Service quality first

"Subsidies are a measure which helps companies scramble for a market share at the preliminary stage. The prices will eventually return to a normal level, and then subsidies will only be employed occasionally," Yu Mu, an analyst with Analysys International, told The Beijing News.

According to Yu, Meituan-Dianping was able to gain a market share in such a short period of time primarily due to high subsidies. But with an unsustainable level of discounts and subsidies set to gradually dwindle, comprehensive strength is what companies should count on in the long run.
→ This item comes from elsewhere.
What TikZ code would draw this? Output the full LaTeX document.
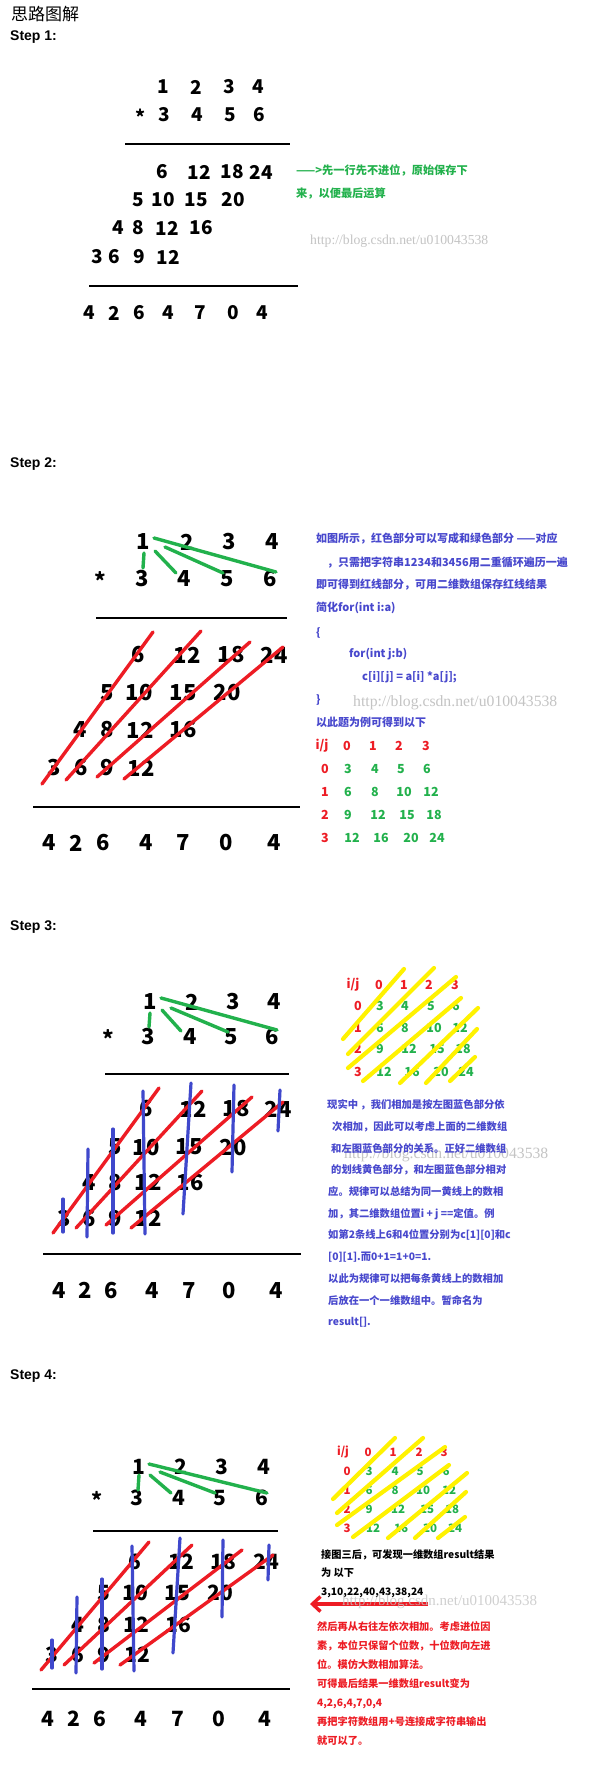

"The employment of subsidies depends on how fierce market competition is," said Xu Chen, a partner of Gobi Partners, a venture capital firm specializing in information technology and digital media investments, noting that after initially grabbing customers through discounts and coupons, the companies then need to focus on boosting operations and maintenance.

"Generally speaking, Internet companies have relatively strong online operation and innovation ability and are apt to expand their online businesses with no boundaries. However, their offline operation ability is quite weak in most cases," Guo Xin, co-founder of Shanghai-headquartered consulting firm Pegasus Brigade, told China Economic Weekly.

By virtue of its existing systems of geographical information, online settlement and customer management, Meituan-Dianping only needs to add a new channel on its application to launch its ride-hailing services. When it comes to offline operations, however, the management of drivers and leasing companies comes at a high cost, which requires much more input than online operations.

Liu Run, Chairman of Runmi Consultancy, believes that if the market is monopolized by a single company, it will wield absolute pricing power. In the online food delivery sector, Meituan-Dianping is closely followed by Ele.me, which prevents the former from throwing its weight around.

"However, Didi dominates the ride-hailing market unopposed in China. The challenge posed by Meituan-Dianping will eat into some of the profits monopolized by Didi and stimulate competition, which will eventually benefit consumers," said Liu.